- _Exercise goal_:
Reproduce every line of the material below, but drop the pictures.

- _Collected material_:
▼

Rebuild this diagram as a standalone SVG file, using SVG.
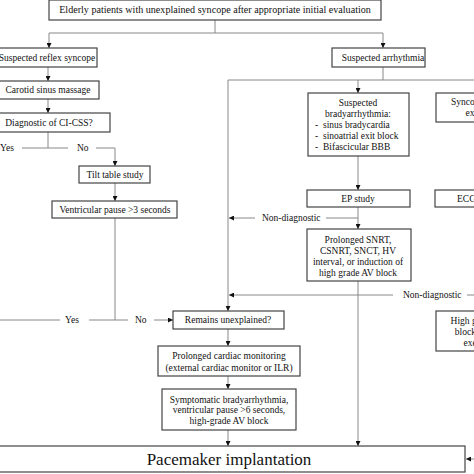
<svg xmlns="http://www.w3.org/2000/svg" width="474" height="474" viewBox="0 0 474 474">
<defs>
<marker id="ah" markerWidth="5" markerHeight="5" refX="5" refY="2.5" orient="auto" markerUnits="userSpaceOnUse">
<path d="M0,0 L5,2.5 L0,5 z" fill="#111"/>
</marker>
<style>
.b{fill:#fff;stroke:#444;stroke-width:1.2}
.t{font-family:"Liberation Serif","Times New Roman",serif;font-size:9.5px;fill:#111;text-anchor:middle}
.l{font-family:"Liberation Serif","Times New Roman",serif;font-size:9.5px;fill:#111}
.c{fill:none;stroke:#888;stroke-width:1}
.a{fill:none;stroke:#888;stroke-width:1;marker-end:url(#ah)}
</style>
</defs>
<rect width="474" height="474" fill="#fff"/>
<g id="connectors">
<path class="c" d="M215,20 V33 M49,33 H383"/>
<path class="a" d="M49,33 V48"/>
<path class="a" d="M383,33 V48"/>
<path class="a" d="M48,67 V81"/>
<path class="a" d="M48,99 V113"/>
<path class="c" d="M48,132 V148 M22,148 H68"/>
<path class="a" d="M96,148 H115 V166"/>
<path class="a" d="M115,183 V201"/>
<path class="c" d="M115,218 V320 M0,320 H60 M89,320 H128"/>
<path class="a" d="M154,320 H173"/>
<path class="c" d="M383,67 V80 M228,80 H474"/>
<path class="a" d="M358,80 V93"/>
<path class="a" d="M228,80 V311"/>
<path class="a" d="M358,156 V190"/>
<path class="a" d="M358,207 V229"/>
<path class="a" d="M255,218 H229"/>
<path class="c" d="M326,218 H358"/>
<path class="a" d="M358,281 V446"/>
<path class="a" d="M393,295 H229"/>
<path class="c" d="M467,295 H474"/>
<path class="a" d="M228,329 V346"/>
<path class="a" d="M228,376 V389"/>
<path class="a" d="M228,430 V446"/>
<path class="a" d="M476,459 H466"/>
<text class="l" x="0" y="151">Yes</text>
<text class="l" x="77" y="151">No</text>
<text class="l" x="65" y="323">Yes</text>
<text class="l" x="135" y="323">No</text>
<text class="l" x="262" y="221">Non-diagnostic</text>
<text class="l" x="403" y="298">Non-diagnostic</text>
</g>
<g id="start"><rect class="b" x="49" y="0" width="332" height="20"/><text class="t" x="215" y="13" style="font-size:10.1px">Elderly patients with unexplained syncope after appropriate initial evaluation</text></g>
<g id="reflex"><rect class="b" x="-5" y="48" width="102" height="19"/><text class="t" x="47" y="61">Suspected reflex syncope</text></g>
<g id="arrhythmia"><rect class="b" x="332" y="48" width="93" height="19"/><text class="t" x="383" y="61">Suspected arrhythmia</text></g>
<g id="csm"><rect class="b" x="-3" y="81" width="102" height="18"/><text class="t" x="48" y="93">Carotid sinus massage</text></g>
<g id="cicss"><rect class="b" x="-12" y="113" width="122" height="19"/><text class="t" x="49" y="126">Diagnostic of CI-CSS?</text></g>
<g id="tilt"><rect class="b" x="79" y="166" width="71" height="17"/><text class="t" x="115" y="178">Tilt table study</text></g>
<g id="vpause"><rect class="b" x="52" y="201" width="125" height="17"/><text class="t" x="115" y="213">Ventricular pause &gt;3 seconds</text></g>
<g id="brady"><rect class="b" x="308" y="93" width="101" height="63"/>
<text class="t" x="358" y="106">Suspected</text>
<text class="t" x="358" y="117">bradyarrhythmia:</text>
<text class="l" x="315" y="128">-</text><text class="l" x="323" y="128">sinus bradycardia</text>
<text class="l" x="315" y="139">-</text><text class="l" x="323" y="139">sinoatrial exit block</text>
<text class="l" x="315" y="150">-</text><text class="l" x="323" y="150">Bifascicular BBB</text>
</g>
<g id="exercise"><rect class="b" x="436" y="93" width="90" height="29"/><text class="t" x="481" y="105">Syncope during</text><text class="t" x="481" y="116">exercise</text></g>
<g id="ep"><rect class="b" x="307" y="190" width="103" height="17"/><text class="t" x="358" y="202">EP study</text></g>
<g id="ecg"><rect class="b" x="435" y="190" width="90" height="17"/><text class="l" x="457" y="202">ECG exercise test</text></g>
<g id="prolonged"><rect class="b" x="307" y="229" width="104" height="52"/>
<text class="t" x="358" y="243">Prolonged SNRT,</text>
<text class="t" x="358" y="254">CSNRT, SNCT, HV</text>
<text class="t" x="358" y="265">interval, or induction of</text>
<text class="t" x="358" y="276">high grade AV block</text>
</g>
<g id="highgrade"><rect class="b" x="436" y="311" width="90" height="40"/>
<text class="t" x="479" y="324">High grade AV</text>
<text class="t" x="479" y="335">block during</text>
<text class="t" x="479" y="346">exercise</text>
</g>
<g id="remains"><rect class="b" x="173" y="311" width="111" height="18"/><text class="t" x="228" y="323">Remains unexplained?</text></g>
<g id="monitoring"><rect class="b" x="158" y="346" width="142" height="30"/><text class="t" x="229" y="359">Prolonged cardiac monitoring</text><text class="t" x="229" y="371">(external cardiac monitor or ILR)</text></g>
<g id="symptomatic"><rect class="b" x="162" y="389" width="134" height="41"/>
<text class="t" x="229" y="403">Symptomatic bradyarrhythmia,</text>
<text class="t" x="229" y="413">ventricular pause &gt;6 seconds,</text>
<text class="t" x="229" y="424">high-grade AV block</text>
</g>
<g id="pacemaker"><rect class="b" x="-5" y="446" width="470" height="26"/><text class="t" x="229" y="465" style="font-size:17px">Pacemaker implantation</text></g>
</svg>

▲

- _In response_:
Rebuild this diagram as a standalone SVG file, using SVG.
<svg xmlns="http://www.w3.org/2000/svg" width="474" height="474" viewBox="0 0 474 474">
<defs>
<marker id="ah" markerWidth="5" markerHeight="5" refX="5" refY="2.5" orient="auto" markerUnits="userSpaceOnUse">
<path d="M0,0 L5,2.5 L0,5 z" fill="#111"/>
</marker>
<style>
.b{fill:#fff;stroke:#444;stroke-width:1.2}
.t{font-family:"Liberation Serif","Times New Roman",serif;font-size:9.5px;fill:#111;text-anchor:middle}
.l{font-family:"Liberation Serif","Times New Roman",serif;font-size:9.5px;fill:#111}
.c{fill:none;stroke:#888;stroke-width:1}
.a{fill:none;stroke:#888;stroke-width:1;marker-end:url(#ah)}
</style>
</defs>
<rect width="474" height="474" fill="#fff"/>
<g id="connectors">
<path class="c" d="M215,20 V33 M49,33 H383"/>
<path class="a" d="M49,33 V48"/>
<path class="a" d="M383,33 V48"/>
<path class="a" d="M48,67 V81"/>
<path class="a" d="M48,99 V113"/>
<path class="c" d="M48,132 V148 M22,148 H68"/>
<path class="a" d="M96,148 H115 V166"/>
<path class="a" d="M115,183 V201"/>
<path class="c" d="M115,218 V320 M0,320 H60 M89,320 H128"/>
<path class="a" d="M154,320 H173"/>
<path class="c" d="M383,67 V80 M228,80 H474"/>
<path class="a" d="M358,80 V93"/>
<path class="a" d="M228,80 V311"/>
<path class="a" d="M358,156 V190"/>
<path class="a" d="M358,207 V229"/>
<path class="a" d="M255,218 H229"/>
<path class="c" d="M326,218 H358"/>
<path class="a" d="M358,281 V446"/>
<path class="a" d="M393,295 H229"/>
<path class="c" d="M467,295 H474"/>
<path class="a" d="M228,329 V346"/>
<path class="a" d="M228,376 V389"/>
<path class="a" d="M228,430 V446"/>
<path class="a" d="M476,459 H466"/>
<text class="l" x="0" y="151">Yes</text>
<text class="l" x="77" y="151">No</text>
<text class="l" x="65" y="323">Yes</text>
<text class="l" x="135" y="323">No</text>
<text class="l" x="262" y="221">Non-diagnostic</text>
<text class="l" x="403" y="298">Non-diagnostic</text>
</g>
<g id="start"><rect class="b" x="49" y="0" width="332" height="20"/><text class="t" x="215" y="13" style="font-size:10.1px">Elderly patients with unexplained syncope after appropriate initial evaluation</text></g>
<g id="reflex"><rect class="b" x="-5" y="48" width="102" height="19"/><text class="t" x="47" y="61">Suspected reflex syncope</text></g>
<g id="arrhythmia"><rect class="b" x="332" y="48" width="93" height="19"/><text class="t" x="383" y="61">Suspected arrhythmia</text></g>
<g id="csm"><rect class="b" x="-3" y="81" width="102" height="18"/><text class="t" x="48" y="93">Carotid sinus massage</text></g>
<g id="cicss"><rect class="b" x="-12" y="113" width="122" height="19"/><text class="t" x="49" y="126">Diagnostic of CI-CSS?</text></g>
<g id="tilt"><rect class="b" x="79" y="166" width="71" height="17"/><text class="t" x="115" y="178">Tilt table study</text></g>
<g id="vpause"><rect class="b" x="52" y="201" width="125" height="17"/><text class="t" x="115" y="213">Ventricular pause &gt;3 seconds</text></g>
<g id="brady"><rect class="b" x="308" y="93" width="101" height="63"/>
<text class="t" x="358" y="106">Suspected</text>
<text class="t" x="358" y="117">bradyarrhythmia:</text>
<text class="l" x="315" y="128">-</text><text class="l" x="323" y="128">sinus bradycardia</text>
<text class="l" x="315" y="139">-</text><text class="l" x="323" y="139">sinoatrial exit block</text>
<text class="l" x="315" y="150">-</text><text class="l" x="323" y="150">Bifascicular BBB</text>
</g>
<g id="exercise"><rect class="b" x="436" y="93" width="90" height="29"/><text class="t" x="481" y="105">Syncope during</text><text class="t" x="481" y="116">exercise</text></g>
<g id="ep"><rect class="b" x="307" y="190" width="103" height="17"/><text class="t" x="358" y="202">EP study</text></g>
<g id="ecg"><rect class="b" x="435" y="190" width="90" height="17"/><text class="l" x="457" y="202">ECG exercise test</text></g>
<g id="prolonged"><rect class="b" x="307" y="229" width="104" height="52"/>
<text class="t" x="358" y="243">Prolonged SNRT,</text>
<text class="t" x="358" y="254">CSNRT, SNCT, HV</text>
<text class="t" x="358" y="265">interval, or induction of</text>
<text class="t" x="358" y="276">high grade AV block</text>
</g>
<g id="highgrade"><rect class="b" x="436" y="311" width="90" height="40"/>
<text class="t" x="479" y="324">High grade AV</text>
<text class="t" x="479" y="335">block during</text>
<text class="t" x="479" y="346">exercise</text>
</g>
<g id="remains"><rect class="b" x="173" y="311" width="111" height="18"/><text class="t" x="228" y="323">Remains unexplained?</text></g>
<g id="monitoring"><rect class="b" x="158" y="346" width="142" height="30"/><text class="t" x="229" y="359">Prolonged cardiac monitoring</text><text class="t" x="229" y="371">(external cardiac monitor or ILR)</text></g>
<g id="symptomatic"><rect class="b" x="162" y="389" width="134" height="41"/>
<text class="t" x="229" y="403">Symptomatic bradyarrhythmia,</text>
<text class="t" x="229" y="413">ventricular pause &gt;6 seconds,</text>
<text class="t" x="229" y="424">high-grade AV block</text>
</g>
<g id="pacemaker"><rect class="b" x="-5" y="446" width="470" height="26"/><text class="t" x="229" y="465" style="font-size:17px">Pacemaker implantation</text></g>
</svg>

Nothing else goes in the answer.